The government has, for instance, arrested and briefly detained opposition figures, notably the ACT-Wazalendo Party and Chadema, the main opposition party, on such grounds as “endangering the peace” or unlawful assembly.

Chadema offices were set ablaze in August according to its leader Tundu Lissu. He survived an attempted assassination in 2017, after which he fled to Kenya, later proceeding to Belgium.

In October, his campaign was suspended for a week after he was accused of making seditious statements during a rally.

Lissu on Thursday confirmed fears that the election will not be fair.

"That our elections will not be free, fair and credible is a foregone conclusion on the basis of any criteria for free, fair and credible elections. All the same, we’ll not let the regime get away with stealing the elections," Lissu said through a message.

Asked about the measures they have put in place to protect their vote, Lissu said they are putting poll watchers in all the over 80,000 polling stations across the country.

"We’ll ensure our polling agents are supplied with the election returns for their respective polling stations.

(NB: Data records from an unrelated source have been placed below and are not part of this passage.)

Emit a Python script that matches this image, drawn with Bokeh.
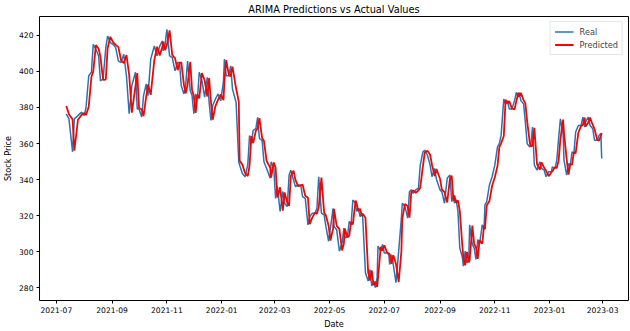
import pandas as pd
from bokeh.plotting import figure
from bokeh.models import Range1d, FixedTicker, Legend, LegendItem
from bokeh.embed import file_html
from bokeh.resources import INLINE

dates = [
    "2021-07-12","2021-07-15","2021-07-19","2021-07-21","2021-07-25","2021-07-29","2021-08-01","2021-08-03","2021-08-06","2021-08-09",
    "2021-08-11","2021-08-14","2021-08-17","2021-08-19","2021-08-22","2021-08-25","2021-08-27","2021-08-30","2021-09-02","2021-09-05",
    "2021-09-08","2021-09-11","2021-09-14","2021-09-17","2021-09-20","2021-09-23","2021-09-27","2021-09-29","2021-10-01","2021-10-04",
    "2021-10-06","2021-10-09","2021-10-11","2021-10-14","2021-10-18","2021-10-21","2021-10-24","2021-10-27","2021-10-28","2021-10-30",
    "2021-11-01","2021-11-04","2021-11-07","2021-11-10","2021-11-13","2021-11-15","2021-11-17","2021-11-20","2021-11-22","2021-11-24",
    "2021-11-27","2021-11-29","2021-12-01","2021-12-03","2021-12-05","2021-12-07","2021-12-10","2021-12-13","2021-12-16","2021-12-18",
    "2021-12-20","2021-12-22","2021-12-25","2021-12-28","2021-12-31","2022-01-03","2022-01-04","2022-01-06","2022-01-09","2022-01-11",
    "2022-01-13","2022-01-17","2022-01-20","2022-01-21","2022-01-24","2022-01-27","2022-01-30","2022-02-01","2022-02-03","2022-02-05",
    "2022-02-08","2022-02-10","2022-02-12","2022-02-15","2022-02-17","2022-02-20","2022-02-24","2022-02-25","2022-02-28","2022-03-02",
    "2022-03-04","2022-03-07","2022-03-10","2022-03-12","2022-03-15","2022-03-17","2022-03-19","2022-03-22","2022-03-24","2022-03-27",
    "2022-03-30","2022-04-01","2022-04-04","2022-04-07","2022-04-09","2022-04-12","2022-04-15","2022-04-17","2022-04-19","2022-04-22",
    "2022-04-25","2022-04-27","2022-04-30","2022-05-02","2022-05-05","2022-05-06","2022-05-09","2022-05-12","2022-05-15","2022-05-17",
    "2022-05-18","2022-05-21","2022-05-23","2022-05-25","2022-05-27","2022-05-30","2022-05-31","2022-06-02","2022-06-04","2022-06-06",
    "2022-06-07","2022-06-10","2022-06-13","2022-06-15","2022-06-17","2022-06-19","2022-06-21","2022-06-23","2022-06-24","2022-06-27",
    "2022-06-29","2022-07-01","2022-07-04","2022-07-06","2022-07-07","2022-07-09","2022-07-11","2022-07-14","2022-07-17","2022-07-20",
    "2022-07-21","2022-07-24","2022-07-27","2022-07-29","2022-07-31","2022-08-02","2022-08-05","2022-08-08","2022-08-10","2022-08-13",
    "2022-08-15","2022-08-18","2022-08-21","2022-08-23","2022-08-26","2022-08-28","2022-09-01","2022-09-03","2022-09-06","2022-09-09",
    "2022-09-12","2022-09-14","2022-09-16","2022-09-17","2022-09-19","2022-09-21","2022-09-23","2022-09-26","2022-09-27","2022-09-29",
    "2022-10-01","2022-10-03","2022-10-04","2022-10-07","2022-10-09","2022-10-11","2022-10-13","2022-10-15","2022-10-18","2022-10-20",
    "2022-10-21","2022-10-23","2022-10-26","2022-10-29","2022-11-01","2022-11-04","2022-11-06","2022-11-08","2022-11-11","2022-11-13",
    "2022-11-15","2022-11-17","2022-11-20","2022-11-23","2022-11-25","2022-11-27","2022-11-28","2022-11-30","2022-12-03","2022-12-05",
    "2022-12-07","2022-12-10","2022-12-11","2022-12-13","2022-12-15","2022-12-18","2022-12-21","2022-12-23","2022-12-26","2022-12-28",
    "2022-12-31","2023-01-03","2023-01-04","2023-01-07","2023-01-09","2023-01-11","2023-01-13","2023-01-16","2023-01-17","2023-01-20",
    "2023-01-22","2023-01-24","2023-01-26","2023-01-28","2023-01-30","2023-02-02","2023-02-05","2023-02-07","2023-02-09","2023-02-10",
    "2023-02-13","2023-02-15","2023-02-18","2023-02-20","2023-02-23","2023-02-25","2023-02-27","2023-02-28",
]

real = [
    376.5,373.7,355.4,373.7,375.5,377.4,375.5,380.0,397.6,399.5,
    415.0,412.3,408.6,394.8,395.8,413.2,419.6,416.0,415.0,413.2,
    405.8,404.9,409.5,397.6,376.5,392.1,399.5,379.2,379.2,374.7,
    386.6,393.0,386.6,406.8,414.1,408.6,414.0,416.9,411.4,415.0,
    423.3,408.6,407.7,400.3,404.9,404.9,392.1,387.5,393.0,405.8,
    389.3,386.6,376.5,387.5,384.7,399.5,394.8,385.7,396.7,382.9,
    372.8,381.1,384.7,387.5,383.8,394.8,406.8,397.6,397.6,403.1,
    390.2,382.9,349.9,348.0,343.4,341.6,348.0,364.5,359.9,367.3,
    368.2,374.5,362.7,361.8,349.9,346.2,340.7,349.9,346.2,329.6,
    336.1,322.3,333.3,326.9,325.0,342.5,345.2,339.7,336.1,337.0,
    337.0,330.6,329.6,314.9,319.5,321.4,321.4,324.1,341.6,321.4,
    320.4,314.0,305.8,313.1,324.1,314.0,312.2,300.3,304.9,313.1,
    307.6,308.6,316.8,314.9,328.7,326.9,322.3,324.1,319.5,321.4,
    318.6,288.3,283.7,290.1,281.0,283.7,280.1,285.6,303.1,300.3,
    304.0,299.3,299.3,298.4,292.9,298.4,292.9,282.8,300.3,318.6,
    326.9,325.0,318.6,333.3,334.3,332.4,334.3,335.2,348.0,355.4,
    356.3,353.5,348.0,341.6,346.2,340.2,334.3,333.3,326.9,340.7,
    342.5,327.8,331.5,326.9,328.7,322.3,302.1,296.6,292.0,300.3,
    293.8,295.7,314.9,304.0,302.1,295.7,306.7,304.0,314.9,312.2,
    326.0,327.8,337.0,341.6,348.0,358.1,359.9,364.5,384.7,382.0,
    383.8,379.2,379.2,383.8,388.4,385.7,388.4,383.8,382.0,371.9,
    359.9,358.1,359.0,369.1,348.0,345.2,349.9,346.2,345.2,341.6,
    344.3,344.3,347.1,346.2,350.8,362.7,373.7,365.5,350.8,342.5,
    348.9,348.0,355.4,354.4,366.4,370.0,370.0,374.7,369.1,371.9,
    374.7,370.0,368.2,361.8,361.8,364.5,365.5,351.7,
]

predicted = [
    380.8,376.2,373.4,356.0,373.2,375.8,377.0,375.9,380.4,397.0,
    399.9,414.6,412.6,408.2,395.3,395.5,412.7,419.2,416.3,414.7,
    413.5,406.2,404.6,409.1,398.2,377.1,391.7,399.1,379.7,378.9,
    375.2,386.2,392.6,387.0,406.3,413.7,408.9,413.6,416.5,411.8,
    414.7,422.8,409.0,407.4,400.7,404.6,405.1,392.5,387.9,392.7,
    405.3,389.7,386.3,377.0,387.1,385.0,399.1,395.1,386.1,396.3,
    383.3,373.2,380.8,384.4,387.2,384.1,394.4,406.3,397.9,397.3,
    402.7,390.6,383.3,350.4,348.3,343.7,341.9,347.7,364.1,360.3,
    367.0,368.5,374.1,363.0,361.5,350.3,346.5,341.1,349.5,346.5,
    330.1,335.7,322.8,332.9,327.2,325.4,342.1,344.9,340.0,336.4,
    336.7,337.3,331.0,329.9,315.3,319.2,321.7,321.1,324.5,341.1,
    321.8,320.1,314.4,306.2,312.8,323.7,314.3,312.5,300.7,304.6,
    312.8,307.9,308.9,316.4,315.2,328.3,327.2,322.6,323.8,319.8,
    321.1,318.9,288.7,284.0,289.7,281.4,283.4,280.5,285.3,302.7,
    300.6,303.6,299.6,299.0,298.7,293.3,298.1,293.2,283.2,300.0,
    318.2,326.5,325.3,318.9,332.9,334.0,332.7,334.0,335.5,347.6,
    355.0,356.0,353.8,348.4,341.9,345.9,340.5,334.6,333.0,327.3,
    340.3,342.2,328.2,331.2,327.2,328.4,322.7,302.5,296.9,292.4,
    299.9,294.1,295.4,314.5,304.3,302.5,296.0,306.4,304.4,314.5,
    312.5,325.6,328.1,336.6,341.3,347.6,357.8,360.1,364.2,384.3,
    382.3,383.5,379.5,379.0,383.5,388.0,386.0,388.1,384.1,382.3,
    372.3,360.3,358.4,358.8,368.7,348.4,345.5,349.6,346.5,345.0,
    341.9,344.1,344.6,346.8,346.5,350.5,362.3,373.3,365.8,351.2,
    342.8,348.6,348.3,355.1,354.7,366.0,369.7,370.3,374.4,369.4,
    371.6,374.4,370.3,368.0,362.1,361.6,364.2,365.9,
]

x_tick_labels = ["2021-07", "2021-09", "2021-11", "2022-01", "2022-03", "2022-05",
                 "2022-07", "2022-09", "2022-11", "2023-01", "2023-03"]
y_ticks = [280, 300, 320, 340, 360, 380, 400, 420]

dt = pd.to_datetime(dates)
x_ms = [t.timestamp() * 1000.0 for t in dt]

x0, x1 = min(x_ms), max(x_ms)
xpad = (x1 - x0) * 0.05
allv = real + predicted
y0, y1 = min(allv), max(allv)
ypad = (y1 - y0) * 0.05

FONT = "DejaVu Sans"

p = figure(width=630, height=331, x_axis_type="datetime",
           output_backend="svg", toolbar_location=None,
           x_range=Range1d(x0 - xpad, x1 + xpad),
           y_range=Range1d(y0 - ypad, y1 + ypad),
           title="ARIMA Predictions vs Actual Values")
p.min_border_left = 37
p.min_border_right = 2
p.min_border_top = 16
p.min_border_bottom = 28
p.background_fill_color = "white"
p.border_fill_color = "white"
p.outline_line_color = "black"
p.outline_line_width = 1
p.grid.visible = False

p.title.text_font = FONT
p.title.text_font_size = "9.8px"
p.title.text_font_style = "normal"
p.title.align = "center"
p.title.text_color = "black"
p.title.offset = 0
p.title.standoff = 3

tick_ms = [pd.Timestamp(s + "-01").timestamp() * 1000.0 for s in x_tick_labels]
p.xaxis.ticker = FixedTicker(ticks=tick_ms)
p.xaxis.major_label_overrides = {t: lab for t, lab in zip(tick_ms, x_tick_labels)}
p.yaxis.ticker = FixedTicker(ticks=y_ticks)

for ax in (p.xaxis[0], p.yaxis[0]):
    ax.axis_line_color = None
    ax.major_tick_in = 0
    ax.major_tick_out = 3
    ax.minor_tick_line_color = None
    ax.major_tick_line_color = "black"
    ax.major_label_text_font = FONT
    ax.major_label_text_font_size = "7.6px"
    ax.major_label_text_color = "black"
    ax.axis_label_text_font = FONT
    ax.axis_label_text_font_size = "8.2px"
    ax.axis_label_text_font_style = "normal"
    ax.axis_label_text_color = "black"
    ax.major_label_standoff = 3
    ax.axis_label_standoff = 3

p.xaxis.axis_label = "Date"
p.yaxis.axis_label = "Stock Price"

r_real = p.line(x_ms, real, line_color="#1f77b4", line_width=1.5)
r_pred = p.line(x_ms, predicted, line_color="red", line_width=1.8)

legend = Legend(items=[LegendItem(label="Real", renderers=[r_real]),
                       LegendItem(label="Predicted", renderers=[r_pred])],
                location="top_right")
legend.margin = 5
legend.padding = 4
legend.spacing = 2
legend.label_text_font = FONT
legend.label_text_font_size = "8.2px"
legend.label_height = 11
legend.glyph_height = 11
legend.glyph_width = 19
legend.label_standoff = 6
legend.border_line_color = "#cccccc"
legend.border_line_width = 1
legend.background_fill_alpha = 0.8
p.add_layout(legend)

open("out.html", "w").write(file_html(p, INLINE))
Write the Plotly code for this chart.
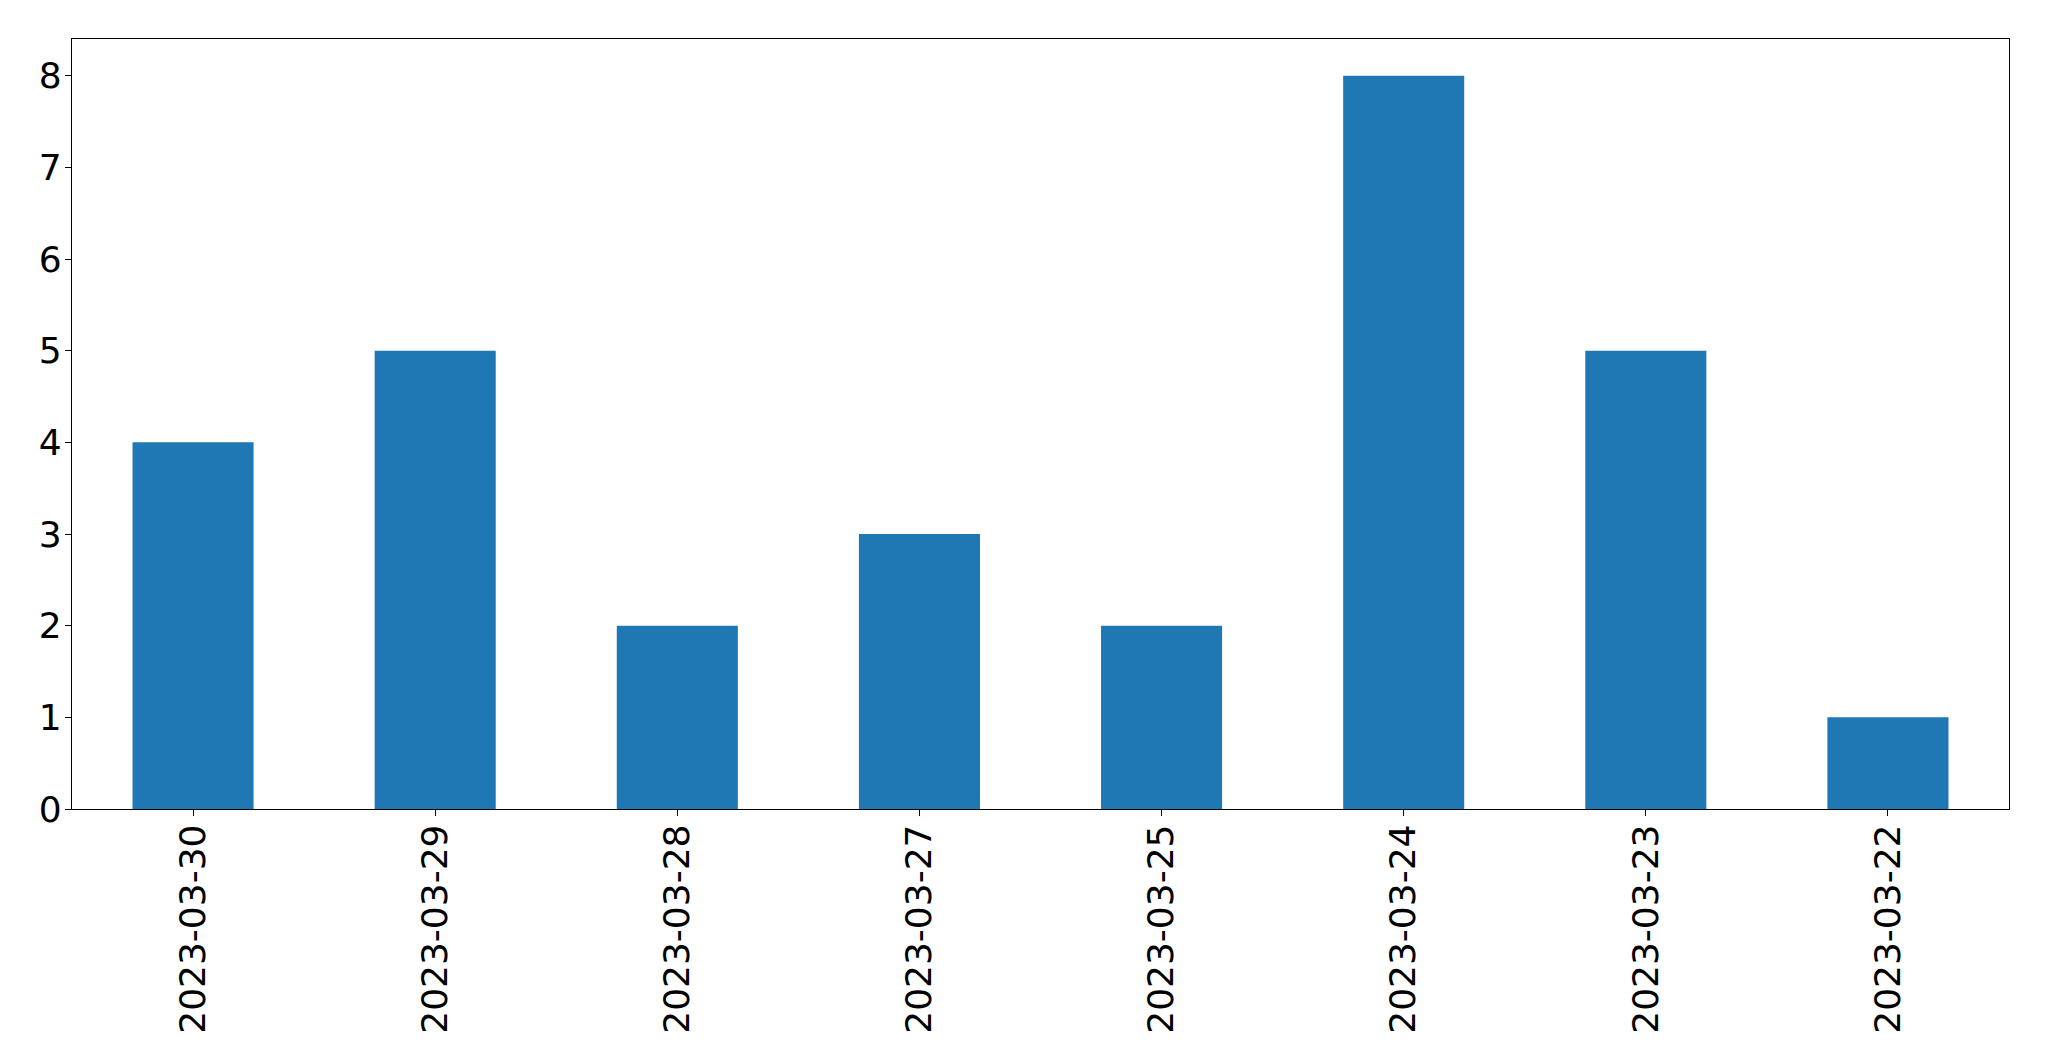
import plotly.graph_objects as go

dates = ["2023-03-30", "2023-03-29", "2023-03-28", "2023-03-27",
         "2023-03-25", "2023-03-24", "2023-03-23", "2023-03-22"]
counts = [4, 5, 2, 3, 2, 8, 5, 1]

fig = go.Figure(go.Bar(x=dates, y=counts, width=0.5,
                       marker=dict(color="#1f77b4", line=dict(width=0))))

# page body has an 8px default margin, compensate in figure margins
fig.update_layout(
    width=2049, height=1061,
    margin=dict(l=64, r=48, t=31, b=260),
    paper_bgcolor="white", plot_bgcolor="white",
    font=dict(family="DejaVu Sans", size=36, color="black"),
    showlegend=False,
)
fig.update_xaxes(type="category", range=[-0.5, 7.5], tickangle=-90,
                 automargin=False, ticklabelstandoff=-6,
                 showline=True, linecolor="black", linewidth=1.3, mirror=True,
                 ticks="outside", ticklen=6, tickwidth=1.3, tickcolor="black",
                 showgrid=False, zeroline=False)
fig.update_yaxes(range=[0, 8.4], tickvals=[0, 1, 2, 3, 4, 5, 6, 7, 8],
                 automargin=False, ticklabelstandoff=-4,
                 showline=True, linecolor="black", linewidth=1.3, mirror=True,
                 ticks="outside", ticklen=6, tickwidth=1.3, tickcolor="black",
                 showgrid=False, zeroline=False)

fig.write_html("out.html")
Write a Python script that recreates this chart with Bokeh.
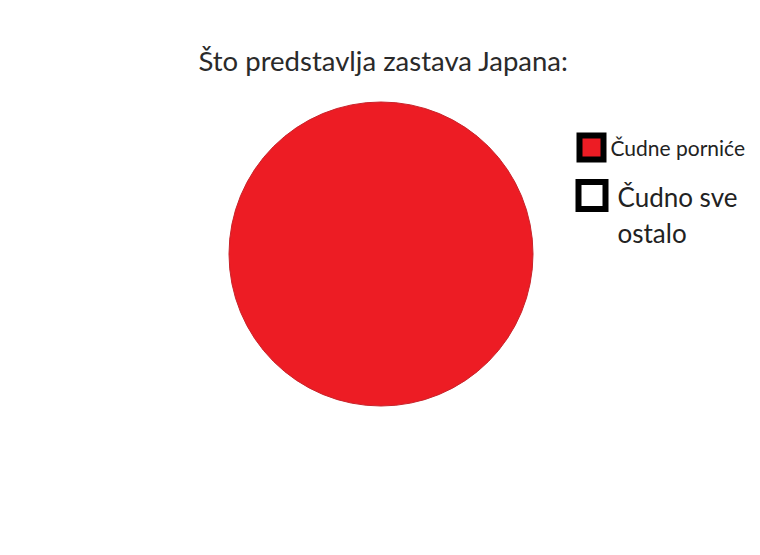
import math
from bokeh.plotting import figure
from bokeh.models import Range1d
from bokeh.core.properties import value
from bokeh.embed import file_html
from bokeh.resources import INLINE

# Data
title_text = "Što predstavlja zastava Japana:"
categories = ["Čudne porniće", "Čudno sve ostalo"]
values = [100, 0]
colors = ["#ED1C24", "#FFFFFF"]

total = float(sum(values))
starts, ends = [], []
acc = 0.0
for v in values:
    starts.append(math.pi / 2 + 2 * math.pi * acc / total)
    acc += v
    ends.append(math.pi / 2 + 2 * math.pi * acc / total)

# screen-pixel coordinate system
W, H = 752, 547
p = figure(width=W, height=H, output_backend="svg", toolbar_location=None,
           x_range=Range1d(0, W), y_range=Range1d(H, 0),
           min_border=0, outline_line_color=None)
p.axis.visible = False
p.grid.visible = False
p.background_fill_color = "white"
p.border_fill_color = "white"

font = value("Lato")

# title
p.text(x=[198], y=[60], text=[title_text], text_font=font, text_font_size="27.5px",
       text_color="#2a2a2a", text_baseline="alphabetic", text_align="left")

# pie
cx, cy, r = 380.5, 253.5, 152
for i, v in enumerate(values):
    if v <= 0:
        continue
    if v >= total:
        p.circle(x=[cx], y=[cy], radius=r, fill_color=colors[i],
                 line_color="#C8232A", line_width=1)
    else:
        p.wedge(x=cx, y=cy, radius=r, start_angle=starts[i], end_angle=ends[i],
                direction="anticlock", fill_color=colors[i], line_color="#C8232A")

# legend
sq_x = [591, 591.5]
sq_y = [147, 195]
sq_s = [24, 27]
p.rect(x=sq_x, y=sq_y, width=sq_s, height=sq_s, fill_color=colors,
       line_color="black", line_width=6, line_join="miter")

p.text(x=[610], y=[147], text=[categories[0]], text_font=font, text_font_size="21px",
       text_color="#222222", text_baseline="alphabetic")
words = categories[1].split(" ")
p.text(x=[617, 617], y=[196, 232], text=[" ".join(words[:2]), " ".join(words[2:])],
       text_font=font, text_font_size="26px", text_color="#222222",
       text_baseline="alphabetic")

open("out.html", "w").write(file_html(p, INLINE))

We’ll do our numbers and if the results are in our favour we’ll make them public for the world to know," Lissu said.

He noted that Chadema has campaigned hard and the Tanzanian masses have responded massively to its platform of Freedom, Justice and People-centred Development.

On Thursday, US Ambassador to Tanzania Donald J Wright said calling for free and fair elections is not meddling in Tanzania’s politics.

“It is simply standing up for the aspiration shared by all people, Americans and Tanzanians alike: to have their voices heard, especially when choosing who will lead and represent them,” he said.

The EU on Thursday said reports of incidents and limitations in the run-up to the elections are of concern.

"Democracy thrives from freedom of expression and assembly, and a political environment that values citizen engagement, equal participation, impartiality of state institutions, and upholds human rights," EU said in a statement.

On October 8, Secretary of State Mike Pompeo warned that the US will not hesitate to consider consequences – including visa restrictions – for those who undermine democracy in an election in Africa.